Paramilitary forces are deployed to prevent such battles from spilling over too easily into areas deemed vital to national security, the port, for example, or upscale housing enclaves, or those premier commercial avenues from which rise headquarters of major corporations and banks. Indeed a paramilitary checkpoint is, at this moment, in operation a stone’s throw from the towering headquarters of the bank that holds the accounts of the pretty girl, her boutique, and her assistant.

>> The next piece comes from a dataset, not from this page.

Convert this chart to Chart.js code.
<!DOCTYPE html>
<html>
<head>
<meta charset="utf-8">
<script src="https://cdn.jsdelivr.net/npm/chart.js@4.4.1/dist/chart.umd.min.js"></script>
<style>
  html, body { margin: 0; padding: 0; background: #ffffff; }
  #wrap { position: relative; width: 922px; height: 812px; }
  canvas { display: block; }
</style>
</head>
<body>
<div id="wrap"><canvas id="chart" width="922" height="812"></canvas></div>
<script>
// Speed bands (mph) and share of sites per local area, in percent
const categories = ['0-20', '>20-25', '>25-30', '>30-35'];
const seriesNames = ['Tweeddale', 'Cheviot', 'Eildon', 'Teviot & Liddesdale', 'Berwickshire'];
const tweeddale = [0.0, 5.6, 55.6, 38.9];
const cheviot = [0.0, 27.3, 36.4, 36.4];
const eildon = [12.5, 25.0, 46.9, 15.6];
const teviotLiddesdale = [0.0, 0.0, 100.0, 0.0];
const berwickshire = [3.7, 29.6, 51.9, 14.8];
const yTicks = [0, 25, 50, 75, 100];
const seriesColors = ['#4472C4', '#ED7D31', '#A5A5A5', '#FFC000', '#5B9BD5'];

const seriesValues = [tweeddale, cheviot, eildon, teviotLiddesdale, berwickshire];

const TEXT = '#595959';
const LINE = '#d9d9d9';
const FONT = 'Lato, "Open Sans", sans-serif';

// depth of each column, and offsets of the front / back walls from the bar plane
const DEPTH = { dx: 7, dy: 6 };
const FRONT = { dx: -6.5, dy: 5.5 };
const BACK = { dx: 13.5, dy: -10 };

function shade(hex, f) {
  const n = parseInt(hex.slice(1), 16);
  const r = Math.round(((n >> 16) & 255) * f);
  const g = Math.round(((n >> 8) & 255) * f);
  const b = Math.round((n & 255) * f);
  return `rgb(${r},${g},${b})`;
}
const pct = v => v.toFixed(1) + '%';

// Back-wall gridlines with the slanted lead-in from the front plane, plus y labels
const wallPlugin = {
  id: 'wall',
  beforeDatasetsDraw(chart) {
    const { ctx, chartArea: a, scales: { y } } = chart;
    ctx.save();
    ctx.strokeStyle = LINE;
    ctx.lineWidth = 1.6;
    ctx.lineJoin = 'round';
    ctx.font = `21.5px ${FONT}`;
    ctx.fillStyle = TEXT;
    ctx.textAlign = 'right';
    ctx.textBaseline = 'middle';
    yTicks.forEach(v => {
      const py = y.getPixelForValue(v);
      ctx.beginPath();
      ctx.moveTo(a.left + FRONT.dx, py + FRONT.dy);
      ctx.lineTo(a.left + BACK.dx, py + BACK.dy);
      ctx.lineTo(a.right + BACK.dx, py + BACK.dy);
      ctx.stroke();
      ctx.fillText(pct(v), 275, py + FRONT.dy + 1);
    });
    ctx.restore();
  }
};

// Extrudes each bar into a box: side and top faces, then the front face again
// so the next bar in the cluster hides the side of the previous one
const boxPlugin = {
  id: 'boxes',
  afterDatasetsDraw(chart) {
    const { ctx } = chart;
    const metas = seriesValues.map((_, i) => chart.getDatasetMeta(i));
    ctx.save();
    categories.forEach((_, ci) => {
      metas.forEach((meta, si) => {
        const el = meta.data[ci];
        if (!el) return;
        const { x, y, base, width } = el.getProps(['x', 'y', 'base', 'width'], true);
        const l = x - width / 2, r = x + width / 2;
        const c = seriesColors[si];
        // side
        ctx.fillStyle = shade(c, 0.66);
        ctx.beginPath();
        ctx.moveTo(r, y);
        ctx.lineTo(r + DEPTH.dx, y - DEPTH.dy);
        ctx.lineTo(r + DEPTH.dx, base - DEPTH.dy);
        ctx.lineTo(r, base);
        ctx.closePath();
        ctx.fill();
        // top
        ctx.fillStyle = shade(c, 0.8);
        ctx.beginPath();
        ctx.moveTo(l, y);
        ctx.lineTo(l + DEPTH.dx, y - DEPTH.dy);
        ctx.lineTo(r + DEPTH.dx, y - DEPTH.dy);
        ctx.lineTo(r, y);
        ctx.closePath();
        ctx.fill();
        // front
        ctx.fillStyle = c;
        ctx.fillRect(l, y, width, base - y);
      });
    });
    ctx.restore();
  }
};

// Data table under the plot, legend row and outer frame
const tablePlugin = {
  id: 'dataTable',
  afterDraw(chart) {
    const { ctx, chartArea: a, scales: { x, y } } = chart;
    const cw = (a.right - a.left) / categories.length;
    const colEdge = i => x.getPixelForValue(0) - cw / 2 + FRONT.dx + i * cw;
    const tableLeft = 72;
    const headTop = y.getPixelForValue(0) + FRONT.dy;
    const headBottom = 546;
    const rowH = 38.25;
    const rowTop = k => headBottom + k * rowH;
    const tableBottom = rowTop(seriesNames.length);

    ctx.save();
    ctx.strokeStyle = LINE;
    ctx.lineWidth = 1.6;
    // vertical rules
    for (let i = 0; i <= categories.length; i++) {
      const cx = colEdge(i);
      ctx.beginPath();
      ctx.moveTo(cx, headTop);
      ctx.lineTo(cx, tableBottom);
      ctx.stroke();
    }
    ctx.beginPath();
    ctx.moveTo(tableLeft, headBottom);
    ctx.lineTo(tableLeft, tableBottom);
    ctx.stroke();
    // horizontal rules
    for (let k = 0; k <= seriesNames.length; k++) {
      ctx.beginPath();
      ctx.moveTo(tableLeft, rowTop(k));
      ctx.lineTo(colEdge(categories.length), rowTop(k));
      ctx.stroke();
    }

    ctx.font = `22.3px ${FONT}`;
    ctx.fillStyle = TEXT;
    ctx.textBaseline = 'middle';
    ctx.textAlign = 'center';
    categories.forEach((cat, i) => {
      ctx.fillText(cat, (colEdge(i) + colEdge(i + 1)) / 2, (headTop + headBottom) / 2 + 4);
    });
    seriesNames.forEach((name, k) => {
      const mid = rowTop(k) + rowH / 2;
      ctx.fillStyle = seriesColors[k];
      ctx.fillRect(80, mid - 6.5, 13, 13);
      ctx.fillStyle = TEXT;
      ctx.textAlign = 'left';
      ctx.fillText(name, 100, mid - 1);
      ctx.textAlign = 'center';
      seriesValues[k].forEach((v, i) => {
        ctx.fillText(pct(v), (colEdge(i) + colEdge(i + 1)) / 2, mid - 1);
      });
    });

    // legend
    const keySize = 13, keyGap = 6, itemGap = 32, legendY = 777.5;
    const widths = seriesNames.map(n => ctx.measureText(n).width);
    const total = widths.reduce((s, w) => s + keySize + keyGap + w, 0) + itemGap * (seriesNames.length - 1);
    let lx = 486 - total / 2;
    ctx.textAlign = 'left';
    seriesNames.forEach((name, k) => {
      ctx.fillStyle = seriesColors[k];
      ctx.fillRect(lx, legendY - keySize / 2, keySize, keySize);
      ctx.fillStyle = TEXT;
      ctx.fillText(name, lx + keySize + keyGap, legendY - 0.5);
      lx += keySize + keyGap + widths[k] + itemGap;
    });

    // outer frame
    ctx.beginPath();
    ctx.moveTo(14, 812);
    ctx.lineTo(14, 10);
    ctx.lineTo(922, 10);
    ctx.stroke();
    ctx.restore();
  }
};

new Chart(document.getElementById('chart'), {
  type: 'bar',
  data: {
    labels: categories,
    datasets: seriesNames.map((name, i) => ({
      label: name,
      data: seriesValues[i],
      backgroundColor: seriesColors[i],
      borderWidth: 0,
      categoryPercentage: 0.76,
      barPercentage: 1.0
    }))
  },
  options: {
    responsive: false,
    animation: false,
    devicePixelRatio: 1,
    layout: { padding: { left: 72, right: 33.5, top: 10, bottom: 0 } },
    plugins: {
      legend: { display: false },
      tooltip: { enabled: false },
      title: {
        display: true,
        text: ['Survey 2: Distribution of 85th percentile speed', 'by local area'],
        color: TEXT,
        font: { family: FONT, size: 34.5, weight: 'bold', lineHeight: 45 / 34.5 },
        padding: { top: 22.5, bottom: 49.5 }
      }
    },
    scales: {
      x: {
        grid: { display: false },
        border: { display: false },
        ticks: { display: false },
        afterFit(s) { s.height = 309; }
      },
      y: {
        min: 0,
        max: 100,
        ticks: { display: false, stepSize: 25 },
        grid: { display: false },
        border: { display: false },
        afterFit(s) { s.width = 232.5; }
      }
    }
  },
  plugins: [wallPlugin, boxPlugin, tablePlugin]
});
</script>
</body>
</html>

An examination of its records reveals that the pretty girl, while not swimming in cash, has a decent buffer set aside for a rainy day, and that the revenues of her boutique fluctuate but manage on average to stay ahead of expenses. Her assistant has a capped signing authority on the boutique’s account, indicative of a rare level of trust, and a respectable salary that has been raised steadily over the course of the decade and a half she has been in the pretty girl’s employ. Her assistant’s monthly payments of home utilities, and of rent, coupled with a complete absence of expenditure on children’s schooling, suggests she too may live alone, or perhaps with elderly parents, for her credit card also shows frequent medical costs, charges from a variety of doctors and diagnostic centers and hospitals, charges at times exceeding her wages, yet on a regular basis paid off in full by the pretty girl, with a direct transfer of the required amount from her personal account to that of her assistant.

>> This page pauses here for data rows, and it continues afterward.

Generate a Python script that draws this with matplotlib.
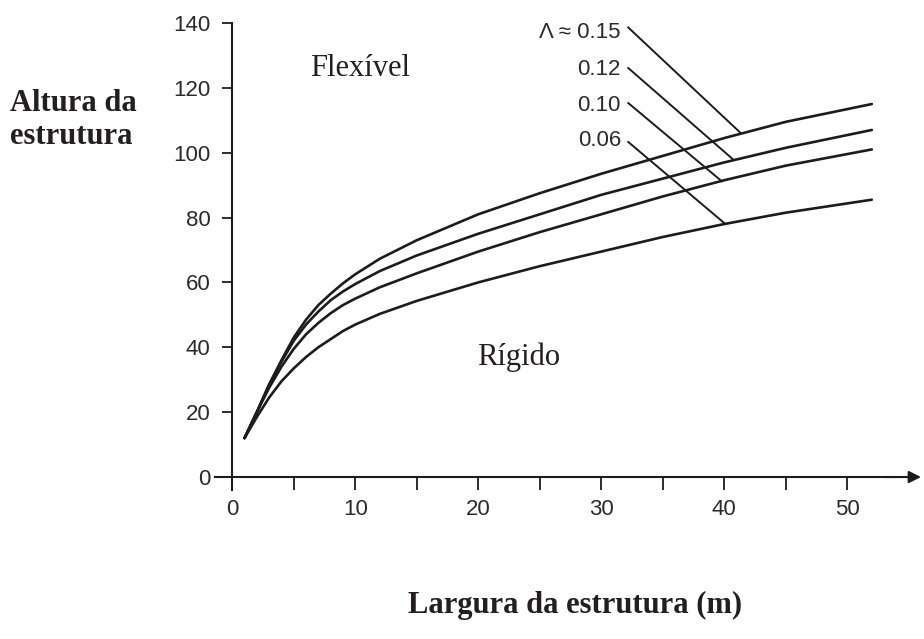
import numpy as np
import matplotlib.pyplot as plt

# largura (m) e alturas lidas para cada valor de Lambda
largura = [1, 2, 3, 4, 5, 6, 7, 8, 9, 10, 12, 15, 20, 25, 30, 35, 40, 45, 52]
h015 = [12, 20, 28.5, 36, 43, 48.5, 53, 56.5, 59.7, 62.5, 67.3, 73, 81, 87.5, 93.5, 99, 104.5, 109.5, 115]
h012 = [12, 20, 28.5, 35.5, 42, 47, 51, 54.5, 57.2, 59.5, 63.5, 68.3, 75, 81, 87, 92, 97, 101.5, 107]
h010 = [12, 20, 27.5, 34, 39.5, 44, 47.5, 50.5, 53, 55, 58.5, 62.8, 69.5, 75.5, 81, 86.5, 91.5, 96, 101]
h006 = [12, 18.5, 24.5, 29.5, 33.5, 37, 40, 42.5, 45, 47, 50.3, 54.3, 60, 65, 69.5, 74, 78, 81.5, 85.5]

rotulos = ["\u039b \u2248 0.15", "0.12", "0.10", "0.06"]
rotulo_y = [137.2, 125.5, 114.7, 103.9]
guia_ini_y = [138.6, 126.1, 115.3, 103.3]
guia_fim_x = [41.3, 40.7, 39.8, 40.1]
guia_fim_y = [106.2, 98.0, 91.2, 78.0]

xticks = [0, 10, 20, 30, 40, 50]
yticks = [0, 20, 40, 60, 80, 100, 120, 140]

W, H = 924, 639
fig = plt.figure(figsize=(W / 100, H / 100), dpi=100)
x0, x1, ytop, ybot = 215, 921, 19.7, 490
ax = fig.add_axes([x0 / W, 1 - ybot / H, (x1 - x0) / W, (ybot - ytop) / H])
ax.set_xlim(-1.4, 56)
ax.set_ylim(-4, 141)

cor = '#1c1c1c'
for h in [h015, h012, h010, h006]:
    ax.plot(largura, h, color=cor, lw=1.9, solid_capstyle='round',
            solid_joinstyle='round')

for i in range(4):
    ax.plot([32.2, guia_fim_x[i]], [guia_ini_y[i], guia_fim_y[i]], color=cor, lw=1.4)
    ax.text(31.6, rotulo_y[i], rotulos[i], ha='right', va='center',
            fontsize=16, family='Liberation Sans', color='#2a2a2a')

ax.text(6.3, 126, 'Flex\u00edvel', ha='left', va='center', fontsize=22,
        family='Liberation Serif', color='#231f20')
ax.text(19.9, 37, 'R\u00edgido', ha='left', va='center', fontsize=22,
        family='Liberation Serif', color='#231f20')

# eixos
for s in ['top', 'right']:
    ax.spines[s].set_visible(False)
ax.spines['left'].set_position(('data', 0))
ax.spines['left'].set_bounds(-4, 140)
ax.spines['bottom'].set_position(('data', 0))
ax.spines['bottom'].set_bounds(-1.4, 54)
for s in ['left', 'bottom']:
    ax.spines[s].set_linewidth(1.5)
    ax.spines[s].set_color(cor)
ax.annotate('', xy=(56, 0), xytext=(53, 0),
            arrowprops=dict(arrowstyle='-|>', color=cor, lw=1.5,
                            mutation_scale=18, shrinkA=0, shrinkB=0))

ax.set_xticks(xticks)
ax.set_xticks([5, 15, 25, 35, 45], minor=True)
ax.set_yticks(yticks)
ax.tick_params(axis='x', which='both', direction='out', length=9, width=1.3,
               color=cor, pad=7, labelsize=16, labelcolor='#2a2a2a')
ax.tick_params(axis='y', direction='out', length=7, width=1.3, color=cor,
               pad=8.5, labelsize=16, labelcolor='#2a2a2a')
for lab in ax.get_xticklabels() + ax.get_yticklabels():
    lab.set_family('Liberation Sans')

fig.text(10 / W, 1 - 120 / H, 'Altura da\nestrutura', ha='left', va='center',
         fontsize=22, fontweight='bold', family='Liberation Serif',
         color='#231f20', linespacing=1.15)
fig.text(575 / W, 1 - 605 / H, 'Largura da estrutura (m)', ha='center', va='center',
         fontsize=22, fontweight='bold', family='Liberation Serif', color='#231f20')

fig.savefig('out.png', dpi=100)
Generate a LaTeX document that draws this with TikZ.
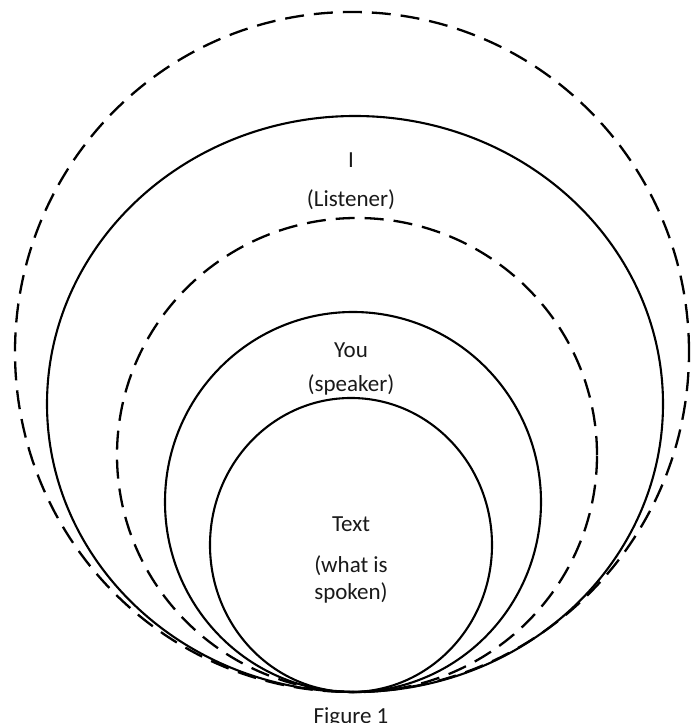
\documentclass[tikz,border=0pt]{standalone}
\usepackage{fontspec}
\setmainfont{Carlito}
\usetikzlibrary{positioning}

\begin{document}
\begin{tikzpicture}[x=1pt, y=1pt,
  solidring/.style={line width=2.1pt},
  dashring/.style={line width=2.3pt, dash pattern=on 19pt off 10pt},
  every node/.style={font=\fontsize{23}{27}\selectfont, text=black!90, inner sep=0pt}]

  \useasboundingbox (0,0) rectangle (691,723);

  % rings, all touching at the bottom
  \draw[dashring]  (352,371) ellipse [x radius=337, y radius=340];
  \draw[solidring] (355,319) ellipse [x radius=308, y radius=288];
  \draw[dashring]  (357,268) ellipse [x radius=240, y radius=237];
  \draw[solidring] (353,221) ellipse [x radius=188, y radius=190];
  \draw[solidring] (351,178) ellipse [x radius=141, y radius=147];

  % labels
  \node (listener)  at (351,563) {I};
  \node (listenerb) at (351,523) {(Listener)};
  \node (speaker)   at (351,373) {You};
  \node (speakerb)  at (351,338) {(speaker)};
  \node (text)      at (351,199) {Text};
  \node (textb)     at (351,157) {(what is};
  \node (textc)     at (351,130) {spoken)};

  % caption, cut by the page edge
  \node[anchor=north] (caption) at (351,16) {Figure 1};

\end{tikzpicture}
\end{document}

Atop the bank’s skyscraping offices are blinking lights meant to ward off passing aircraft, lights that glow serenely, high above the city. Below, as seen through helipad security cameras, parts of the metropolis are in darkness, electricity shortages meaning that the illumination of entire areas is turned off on a rotating basis, usually but not always on the hour, and in these inky patches, at this late time, little can be seen, just the odd building with its own generator, the bright headlamp-lit artery of a main road, or, on a winding side street, so faint as possibly to be imagined, the red-tracer swerve of a lone motorcycle seeking to avoid some danger unknown.

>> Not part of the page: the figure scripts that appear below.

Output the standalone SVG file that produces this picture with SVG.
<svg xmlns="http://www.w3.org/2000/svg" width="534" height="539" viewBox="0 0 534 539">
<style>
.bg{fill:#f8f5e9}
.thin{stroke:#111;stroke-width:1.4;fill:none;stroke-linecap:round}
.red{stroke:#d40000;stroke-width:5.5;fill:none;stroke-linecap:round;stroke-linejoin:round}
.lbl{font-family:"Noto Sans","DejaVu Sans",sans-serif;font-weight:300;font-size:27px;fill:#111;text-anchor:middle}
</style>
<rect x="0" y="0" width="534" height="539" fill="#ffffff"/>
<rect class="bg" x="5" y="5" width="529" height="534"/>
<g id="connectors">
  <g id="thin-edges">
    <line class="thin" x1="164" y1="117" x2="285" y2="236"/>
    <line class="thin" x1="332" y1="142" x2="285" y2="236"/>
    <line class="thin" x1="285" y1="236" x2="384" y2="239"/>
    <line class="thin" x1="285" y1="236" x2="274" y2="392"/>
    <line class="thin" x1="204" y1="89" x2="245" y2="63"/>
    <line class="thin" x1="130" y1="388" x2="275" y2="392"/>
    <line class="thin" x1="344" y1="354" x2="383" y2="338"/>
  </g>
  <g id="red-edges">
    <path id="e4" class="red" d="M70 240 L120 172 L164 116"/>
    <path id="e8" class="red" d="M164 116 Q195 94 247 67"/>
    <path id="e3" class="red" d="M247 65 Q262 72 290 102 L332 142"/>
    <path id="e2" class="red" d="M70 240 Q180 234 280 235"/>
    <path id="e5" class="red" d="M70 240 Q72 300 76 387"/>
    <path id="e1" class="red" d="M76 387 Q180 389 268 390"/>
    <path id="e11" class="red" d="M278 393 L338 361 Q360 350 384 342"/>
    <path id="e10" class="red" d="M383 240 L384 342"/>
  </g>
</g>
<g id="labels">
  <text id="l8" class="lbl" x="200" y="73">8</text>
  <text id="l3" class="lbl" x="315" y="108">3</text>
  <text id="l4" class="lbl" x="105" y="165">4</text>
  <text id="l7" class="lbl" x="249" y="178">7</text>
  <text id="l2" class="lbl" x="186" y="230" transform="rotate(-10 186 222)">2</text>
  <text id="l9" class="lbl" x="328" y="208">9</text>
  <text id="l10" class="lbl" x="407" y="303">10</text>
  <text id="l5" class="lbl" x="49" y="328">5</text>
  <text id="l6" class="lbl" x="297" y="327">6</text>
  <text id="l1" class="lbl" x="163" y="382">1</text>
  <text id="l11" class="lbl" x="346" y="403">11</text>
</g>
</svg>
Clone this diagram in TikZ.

A week later the city is a sun-drenched maze of beiges and dirty creams receding beneath a jetliner on which the pretty girl and her assistant are registered passengers as it climbs into the sky and heads out to sea. It is picked up by the radar of a warship in international waters, identified as a commercial flight posing no immediate threat, and then for the most part ignored, the naval vessel using its antennae to continue to sniff the pheromone-like emissions of electrons wafting from coastal military installations instead.

The jetliner rises through a bank of scattered clouds. At roughly the same altitude, albeit far inland, an experimental unmanned aerial vehicle cruises in the opposite direction. It is small and limited in range. Its chief advantages are its low cost, allowing it to be procured in large numbers, and its comparative quietness, permitting it to function unobtrusively. There are high hopes for its success in the export market, in particular among police forces and cash-strapped armies engaged in urban operations.

On the outskirts of the city over which this drone is today validating its performance parameters, a crowd is gathering at a graveyard. Two vehicles stand out among those parked nearby. One is a van, emblazoned with the name and phone number of a commercial spray painter, possibly even belonging to the deceased, for it is being used as a hearse to transport his white-shrouded body. The other is a luxury automobile from which emerges a pair of male figures in suits, a man in his sixties and a slender, teenage boy, perhaps his grandson. These two are conspicuously well dressed, contrasting with most of the other mourners, yet they must be closely related to the fellow who has died, since they lend their shoulders to the task of bearing his corpse to the fresh-dug pit. The elder of them now commences to sob, his torso flexing spasmodically, as though wracked by a series of coughs. He looks up to the heavens.

The drone circles a few times, its high-powered eye unblinking, and flies observantly on.